- Born: Lori Jo Baach April 26, 1959 (age 66) Michigan, U.S.
- Education: Tufts University
- Spouse: Steven Douglas Baach
- Parent(s): Marvin and Nancy Schiller

= Lori Schiller =

Lori Schiller (born April 26, 1959), now Lori Jo Baach, is the author of the memoir The Quiet Room-- A Journey out of the Torment of Madness. When she was 17, she began to hear voices, and was later diagnosed with schizo-affective disorder. The Quiet Room--A Journey out of the Torment and Madness follows her story as well as her family and friends as they navigate her mental disorder.

== Early life ==
Schiller was born in Michigan on April 26, 1959. She was raised by her parents, Marvin and Nancy, and had two younger brothers, Mark and Steven. She moved to Chicago and Los Angeles before moving to Scarsdale, New York where she was raised until college. She graduated from Scarsdale High School with an average GPA of 3.9 while heading the prom committee and serving as literary editor of the school magazine. From there, she went on to study at Tufts University in Massachusetts. During the summer of 1976, she was working as a counselor at Lincoln Farm summer camp, and began to hear voices telling her to die, a symptom of schizophrenia.

== Personal life ==
On February 24, 2002, she married Steven Douglas Baach in Boca Raton. They live together in Lake Worth, Florida, where Schiller is a peer specialist at the Henderson Mental Health Center. Schiller continues to take 31 pills a day for her schizophrenia to minimize her symptoms, including clozapine, her final try at medication. She continues to advocate for those with mental illness along with her parents, Marvin and Nancy Schiller who started a program called The Welcome Home Center in conjunction with Ruth Rales Jewish Family Services in Boca Raton, having a drop-in center for individuals with mental illness.

== Work ==
Schiller is the author of The Quiet Room-- A Journey out of the Torment of Madness, originally published by Warner Books in 1994, written with Amanda Bennett. The memoir chronicles her battle with mental illness. The memoir is an alternate selection of The Literary Guild and Doubleday Book Club. The memoir includes chapters written by her therapist, her brothers, her parents, and herself. It follows Schiller's journey with schizo-affective disorder, in and out of hospitals, multiple suicide attempts, and multiple treatment plans. Schiller describes her struggle with mental illness and the impact it had on her family.

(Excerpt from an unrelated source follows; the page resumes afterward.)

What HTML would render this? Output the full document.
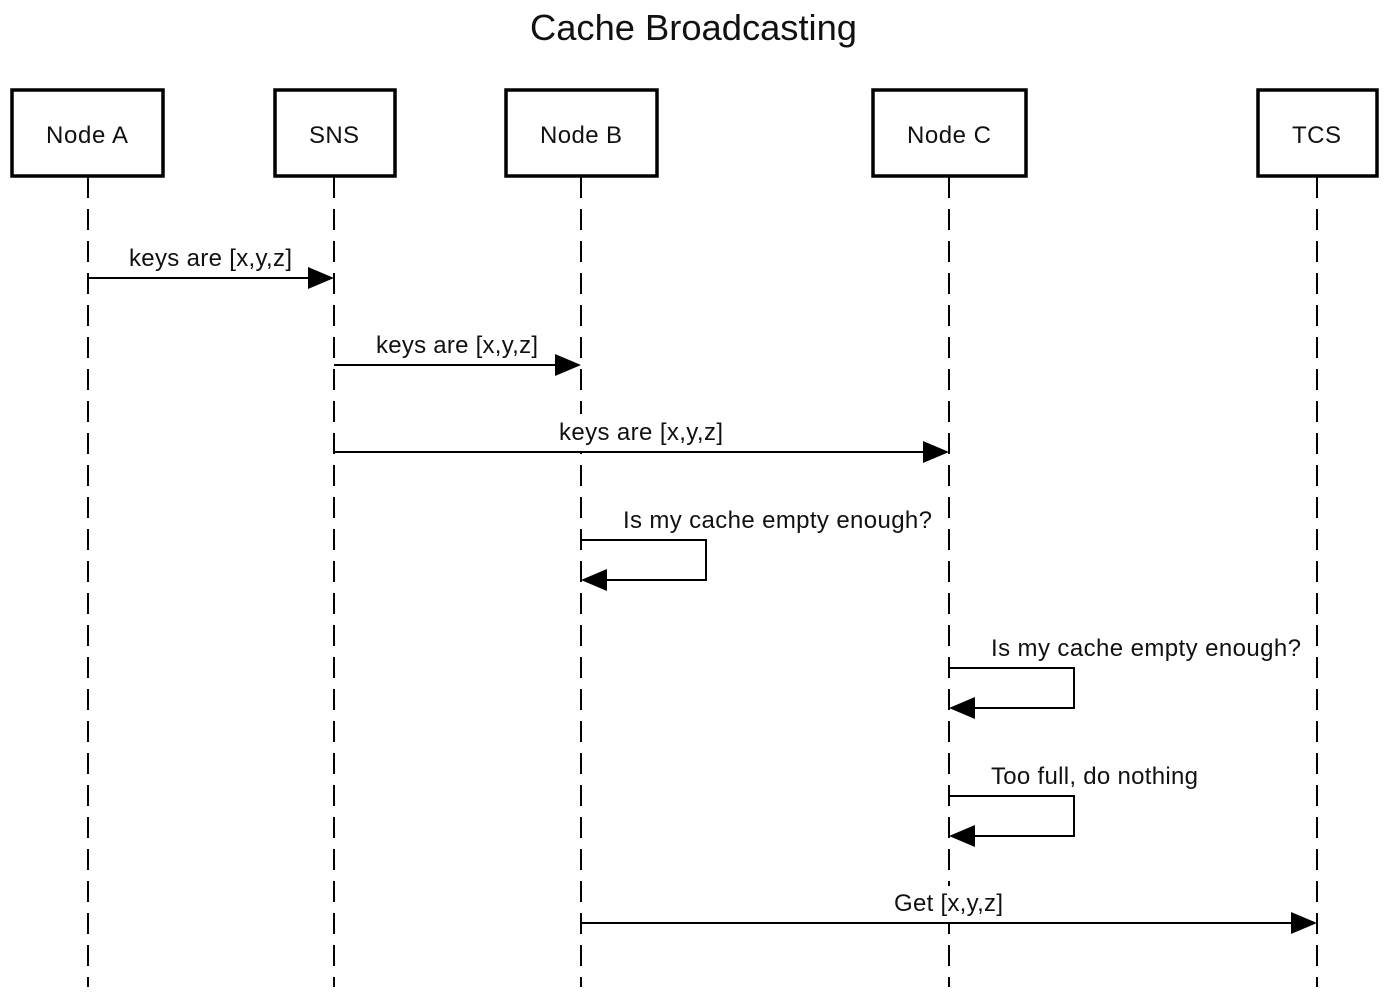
<!DOCTYPE html>
<html><head><style>
body{margin:0;background:#fff;}
svg text{font-family:"Liberation Sans",Arial,sans-serif;fill:#111;}
</style></head><body>
<svg width="1386" height="987" viewBox="0 0 1386 987" xmlns="http://www.w3.org/2000/svg">
<text x="530" y="40" font-size="36" textLength="327" lengthAdjust="spacingAndGlyphs">Cache Broadcasting</text>
<g fill="#fff" stroke="#000" stroke-width="3.5">
<rect x="12" y="90" width="151" height="86"/>
<rect x="275" y="90" width="120" height="86"/>
<rect x="506" y="90" width="151" height="86"/>
<rect x="873" y="90" width="153" height="86"/>
<rect x="1258" y="90" width="119" height="86"/>
</g>
<g font-size="24" lengthAdjust="spacingAndGlyphs">
<text x="46" y="143" textLength="82">Node A</text>
<text x="309" y="143" textLength="50">SNS</text>
<text x="540" y="143" textLength="82">Node B</text>
<text x="907" y="143" textLength="84">Node C</text>
<text x="1292" y="143" textLength="49">TCS</text>
</g>
<g stroke="#000" stroke-width="2" stroke-dasharray="21 11">
<line x1="88" y1="177" x2="88" y2="987"/>
<line x1="334" y1="177" x2="334" y2="987"/>
<line x1="581" y1="177" x2="581" y2="987"/>
<line x1="949" y1="177" x2="949" y2="987"/>
<line x1="1317" y1="177" x2="1317" y2="987"/>
</g>
<rect x="555" y="414" width="172" height="37" fill="#fff"/>
<rect x="890" y="886" width="117" height="36" fill="#fff"/>
<g stroke="#000" stroke-width="2" fill="none">
<line x1="88" y1="278" x2="312" y2="278"/>
<line x1="334" y1="365" x2="559" y2="365"/>
<line x1="334" y1="452" x2="927" y2="452"/>
<polyline points="581,540 706,540 706,580 603,580"/>
<polyline points="949,668 1074,668 1074,708 971,708"/>
<polyline points="949,796 1074,796 1074,836 971,836"/>
<line x1="581" y1="923" x2="1295" y2="923"/>
</g>
<g fill="#000">
<polygon points="334,278 308,267 308,289"/>
<polygon points="581,365 555,354 555,376"/>
<polygon points="949,452 923,441 923,463"/>
<polygon points="581,580 607,569 607,591"/>
<polygon points="949,708 975,697 975,719"/>
<polygon points="949,836 975,825 975,847"/>
<polygon points="1317,923 1291,912 1291,934"/>
</g>
<g font-size="24" lengthAdjust="spacingAndGlyphs">
<text x="129" y="266" textLength="163">keys are [x,y,z]</text>
<text x="376" y="353" textLength="162">keys are [x,y,z]</text>
<text x="559" y="440" textLength="164">keys are [x,y,z]</text>
<text x="623" y="528" textLength="309">Is my cache empty enough?</text>
<text x="991" y="656" textLength="310">Is my cache empty enough?</text>
<text x="991" y="784" textLength="207">Too full, do nothing</text>
<text x="894" y="911" textLength="109">Get [x,y,z]</text>
</g>
</svg>
</body></html>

Schiller now teaches a course on schizophrenia to doctors, nurses, patients at hospitals around the country, including the Westchester Division of New York Hospital, where she spent time during her hospitalizations. She now speaks to local police in crisis team intervention education, has been a board member of her local affiliate of the National Alliance on Mental Illness since 1998, and teaches a ten-week course for NAMI, helping those with mental illness. She is on the board of directors of the South County Mental Health Center, and in 2009 was named Florida Council for Community Mental Health Peer Specialist of the Year.

== Movie adaptation ==
In 1995, Schiller signed an $40,000 contract with Touchstone Pictures for a movie to be based on the book, although it has not yet become a film.